Broudaine beschreibt ihre Protagonistin so treffend, daß man das Gefühl hat, bereits jeden von ihnen schon Jahre zu kennen.
Exquisite Landschafts- und Naturbeschreibungen bereichern diese kluge Familienanalyse, der es nicht an Humor fehlt. Klug und immer genau auf den Punkt.
Schon zu Anfang läßt uns die Autorin hinter die Fassade blicken:
Adam versucht mit Psychopharmaka seine bi-polare Störung zu steuern, Ken ist traumatisiert vom Tod seiner Mutter als er vier Jahre alt war und seine einzige Motivation ist, es den anderen zu zeigen, da er als Kind gemoppt wurde und nie die Anerkennung seines Übervaters bekam. Abby ist verhuscht und ohne Selbstvertrauen. Der Grund dafür wird sich noch zeigen. Zudem kriselt es in Ken’s Ehe mit Jenny.
Schnell treten weitere Protagonisten hinzu: Steph (38), Polizistin aus einfachen Verhältnissen, die erst jüngst, als sie zum ersten Mal Mutter wurde, erfahren hat, daß sie die Frucht eines Fehltritts von Adam ist, der aber davon keine Ahnung hat. Sie ist lesbisch und mit Toni verheiratet.
Wie stark unsere Kindheitstraumata unser Handeln als Erwachsene beeinflussen, ist das Kernthema dieses großartigen Romans.
Der Roman spielt auf Cape Cod einer Landzunge, die in den Atlantischen Ozean ragt.
Die Beschreibung der Figuren kommt so natürlich und lebensecht daher, daß diese uns nach kürzester Zeit vertraut sind.
Dieses Buch habe ich verschlungen.
Der Stil ist fließend, so natürlich und unaufdringlich und selbstverständlich wie das Ein- und Ausatmen des Meeres mit Ebbe und Flut. Die an genau passender Stelle eingestreuten Bemerkungen sind klug und witzig, was einem als Leser leider selten begegnet.
Die Dialoge sind so lebensecht und figurenspezifisch, daß die direkte Rede (in meinen Augen die Königsdisziplin beim Schreiben) von den Lesenden an keiner Stelle als störend empfunden wird.
Die Autorin beschenkt uns den ganzen Roman hindurch mit klugen und poetischen Metaphern.
So ganz nebenbei und sehr klug behandelt die Autorin auch Fragen der bildenden Kunst und des künstlerischen Ringens und Schaffens. Eine unbedingte Bereicherung.
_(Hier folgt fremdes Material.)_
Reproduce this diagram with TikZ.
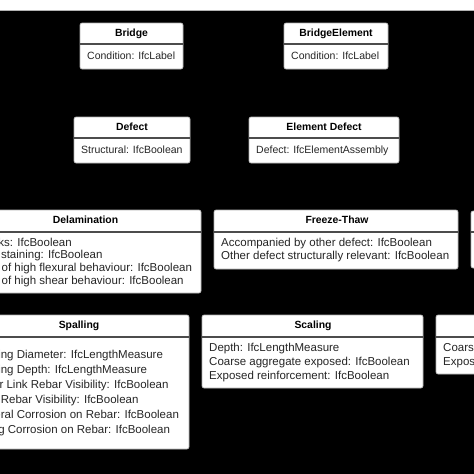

Die Autorin in meinen Augen bei der Beschreibung des großen Ereignisses des 70. Geburtstages von Adam, auf den ja im Buch alles zusteuert, eine große Chance vertan, indem sie die tragische Komik, die sich durch das Aufeinanderprallen der verschiedenen Charaktere und Erwartungshaltungen ergibt, zu wenig zelebriert. Schade, wo sie doch den ganzen Roman über gezeigt hat, über welch klugen und feinsinnigen Humor sie verfügt.
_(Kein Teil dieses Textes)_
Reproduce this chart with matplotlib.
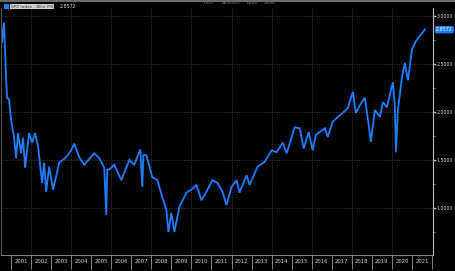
import matplotlib
matplotlib.use("Agg")
import matplotlib.pyplot as plt
from matplotlib.ticker import FixedLocator, FuncFormatter, MultipleLocator
from matplotlib.patches import Rectangle

# ---- data (year fraction, SPX Index - BEst P/S) ----
years = [2000.50, 2000.55, 2000.65, 2000.75, 2000.80, 2000.90, 2001.00, 2001.15, 2001.25, 2001.35,
         2001.50, 2001.60, 2001.70, 2001.90, 2002.05, 2002.20, 2002.35, 2002.55, 2002.65, 2002.75,
         2002.90, 2003.10, 2003.40, 2003.75, 2004.00, 2004.15, 2004.40, 2004.65, 2005.15, 2005.40,
         2005.65, 2005.75, 2005.80, 2005.90, 2006.15, 2006.50, 2006.90, 2007.15, 2007.45, 2007.55,
         2007.60, 2007.75, 2008.05, 2008.30, 2008.55, 2008.75, 2008.85, 2009.00, 2009.15, 2009.40,
         2009.75, 2010.00, 2010.25, 2010.50, 2010.75, 2011.05, 2011.30, 2011.55, 2011.75, 2012.00,
         2012.25, 2012.40, 2012.75, 2012.90, 2013.30, 2013.65, 2014.00, 2014.25, 2014.55, 2014.75,
         2015.15, 2015.40, 2015.60, 2015.85, 2016.05, 2016.20, 2016.65, 2016.80, 2017.05, 2017.55,
         2017.80, 2018.05, 2018.20, 2018.40, 2018.65, 2018.80, 2018.95, 2019.15, 2019.40, 2019.55,
         2019.75, 2020.05, 2020.15, 2020.20, 2020.30, 2020.50, 2020.65, 2020.80, 2021.00, 2021.15,
         2021.30, 2021.50, 2021.65]
values = [2.94, 2.72, 2.93, 2.37, 2.15, 2.13, 1.92, 1.74, 1.52, 1.78,
          1.57, 1.73, 1.42, 1.78, 1.68, 1.78, 1.64, 1.26, 1.47, 1.17,
          1.43, 1.19, 1.47, 1.53, 1.60, 1.67, 1.53, 1.45, 1.57, 1.52,
          1.42, 0.93, 1.40, 1.40, 1.45, 1.29, 1.50, 1.45, 1.61, 1.22,
          1.55, 1.55, 1.32, 1.29, 1.11, 0.98, 0.75, 0.95, 0.75, 1.01,
          1.16, 1.19, 1.24, 1.08, 1.17, 1.29, 1.26, 1.17, 1.03, 1.22,
          1.29, 1.16, 1.34, 1.24, 1.43, 1.48, 1.60, 1.58, 1.68, 1.57,
          1.84, 1.83, 1.62, 1.79, 1.60, 1.76, 1.83, 1.74, 1.90, 1.99,
          2.04, 2.21, 1.99, 2.07, 2.15, 1.93, 1.69, 2.02, 1.95, 2.10,
          2.05, 2.31, 2.05, 1.58, 2.02, 2.36, 2.51, 2.33, 2.65, 2.72,
          2.77, 2.82, 2.86]
last_value = 2.8572
year_labels = [str(y) for y in range(2001, 2022)]
y_ticks = [1.0, 1.5, 2.0, 2.5, 3.0]
series_name = "SPX Index - BEst P/S"
toolbar = ["Track", "Annotate", "News", "Zoom"]

W, H = 455, 271
fig = plt.figure(figsize=(W / 100, H / 100), dpi=100, facecolor="black")
ax = fig.add_axes([1 / W, (H - 255) / H, 432 / W, 247 / H], facecolor="black")

blue = "#1f7eff"
ax.plot(years, values, color=blue, lw=1.3, solid_joinstyle="miter")

ax.set_xlim(2000.5, 2022.05)
ax.set_ylim(0.51, 3.083)

# gridlines
for yv in y_ticks:
    ax.axhline(yv, color="#3a3a3a", lw=0.6, ls=(0, (1.5, 1.5)), zorder=0)
for xv in range(2002, 2022, 2):
    ax.axvline(xv, color="#3a3a3a", lw=0.6, ls=(0, (1.5, 1.5)), zorder=0)

# x axis: year boundaries as ticks, labels in the middle
ax.xaxis.set_major_locator(FixedLocator(range(2001, 2023)))
ax.xaxis.set_major_formatter(FuncFormatter(lambda v, p: ""))
ax.set_xticks([int(y) + 0.5 for y in year_labels], labels=year_labels, minor=True)
ax.tick_params(axis="x", which="major", length=10, width=0.6, color="#9a9a9a", direction="out")
ax.tick_params(axis="x", which="minor", length=0, labelsize=3.8, labelcolor="#d8d8d8", pad=3)

# y axis on right
ax.yaxis.tick_right()
ax.set_yticks(y_ticks)
ax.yaxis.set_major_formatter(FuncFormatter(lambda v, p: f"{v:.4f}"))
ax.yaxis.set_minor_locator(MultipleLocator(0.25))
ax.tick_params(axis="y", which="major", length=1.8, width=1, color="#bbbbbb",
               labelsize=3.4, labelcolor="#d8d8d8", pad=1)
ax.tick_params(axis="y", which="minor", length=1.3, width=0.6, color="#888888")

ax.spines["top"].set_visible(False)
ax.spines["right"].set_color("#bdbdbd")
ax.spines["right"].set_linewidth(0.8)
ax.spines["bottom"].set_color("#9a9a9a")
ax.spines["bottom"].set_linewidth(0.6)
ax.spines["left"].set_color("#555555")
ax.spines["left"].set_linewidth(0.8)

# last value tag on the right axis
ax.annotate(f"{last_value:.4f}", xy=(1.0, last_value), xycoords=("axes fraction", "data"),
            xytext=(2.2, 0), textcoords="offset points", va="center", ha="left",
            fontsize=3.4, color="white",
            bbox=dict(boxstyle="round,pad=0.25,rounding_size=0.35", fc=blue, ec="none"),
            annotation_clip=False)

# top border
fig.patches.append(Rectangle((0, 1 - 2 / H), 1, 2 / H, transform=fig.transFigure,
                             fc="#6a6a6a", ec="none"))

# legend at top left
fig.patches.append(Rectangle((4 / W, 1 - 9 / H), 5 / W, 5 / H, transform=fig.transFigure,
                             fc=blue, ec="none"))
fig.text(11 / W, 1 - 6.5 / H, series_name, fontsize=3.1, color="#333333", va="center", ha="left",
         bbox=dict(boxstyle="square,pad=0.15", fc="#d0d0d0", ec="none"))
fig.text(60 / W, 1 - 6.5 / H, f"{last_value:.4f}", fontsize=3.4, color="#e0e0e0",
         va="center", ha="left")

# toolbar buttons
for xpos, lab in zip([202, 222, 247, 264], toolbar):
    fig.text(xpos / W, 1 - 3.5 / H, lab, fontsize=3.0, color="#6e6e6e", va="center", ha="left")

fig.savefig("out.png", dpi=100, facecolor="black")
Schreibende müssen nicht jede aufgeworfene Frage eines Romans beantworten, man darf durchaus das ein oder andere offen lassen. Doch wenn sich ein Buch dadurch auszeichnen läßt, daß sich die Wahrheitsliebe und Aufklärung als einer der roten Fäden durch das Werk zieht, dann kann man als Autorin nicht einfach am Ende die Beantwortung der Kernfrage nur andeuten, sie muß explizit und unmissverständlich ausgesprochen werden. Man kann sich dann auch nicht einfach hinter US-amerikanischer Prüderie verstecken, um Leser nicht zu verprellen, denen es unangenehm wäre, wenn sie nicht die Möglichkeit bekämen, eine unangenehme Wahrheit zu verdrängen. Daß man als Leser will, daß eine so bedeutende Frage vom Autor nicht unbeantwortet bleibt, hat nichts mit voyeuristischer Neugier zu tun, sondern ist dem Umstand geschuldet, daß die Lesenden ein Recht auf diese Wahrheit haben, um das Geschehene beurteilen und einordnen zu können.
Mir erscheint es ein wenig so, als wäre der Autorin gegen Schluß zu, etwas die Puste ausgegangen.
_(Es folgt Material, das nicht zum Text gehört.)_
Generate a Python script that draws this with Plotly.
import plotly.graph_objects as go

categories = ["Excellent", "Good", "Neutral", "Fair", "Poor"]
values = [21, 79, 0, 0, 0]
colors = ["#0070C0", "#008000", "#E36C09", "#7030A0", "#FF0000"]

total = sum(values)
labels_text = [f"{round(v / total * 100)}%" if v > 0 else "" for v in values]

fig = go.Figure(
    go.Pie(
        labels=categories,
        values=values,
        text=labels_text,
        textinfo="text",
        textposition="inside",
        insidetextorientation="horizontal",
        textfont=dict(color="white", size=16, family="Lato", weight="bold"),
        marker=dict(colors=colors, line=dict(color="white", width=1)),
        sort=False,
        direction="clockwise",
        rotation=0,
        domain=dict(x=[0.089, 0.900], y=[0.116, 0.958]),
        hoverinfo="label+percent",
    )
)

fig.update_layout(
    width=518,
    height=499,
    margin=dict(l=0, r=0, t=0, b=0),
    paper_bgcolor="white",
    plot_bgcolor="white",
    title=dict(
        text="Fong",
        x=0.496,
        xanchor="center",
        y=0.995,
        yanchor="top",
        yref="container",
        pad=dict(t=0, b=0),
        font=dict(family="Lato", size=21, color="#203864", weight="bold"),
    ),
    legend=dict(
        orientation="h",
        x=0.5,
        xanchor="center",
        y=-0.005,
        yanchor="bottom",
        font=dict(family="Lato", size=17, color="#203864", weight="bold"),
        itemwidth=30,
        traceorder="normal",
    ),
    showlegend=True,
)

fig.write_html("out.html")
Wie leider so oft, beschreiben der Klappentext und die Kurzbeschreibung auf der Rückseite des Umschlages den Charakter des Buches nicht ganz zutreffend. Das Buch ist wesentlich reichhaltiger, als man nach dieser Beschreibung erwartet.
Eine der Botschaften dieses Buches ist für mich, daß sich eine Familie nicht primär über das gemeinsame Blut definiert, sondern über die Liebe, die die Menschen einander geben und, daß ein liebevoller Mensch in bescheidenen Verhältnissen ein besseres Familienoberhaupt ist, als ein egozentrisches Genie.
Diese sensible, unbeschwerte und dennoch tiefschürfende Beschreibung einer Familie ist eine unbedingte Leseempfehlung.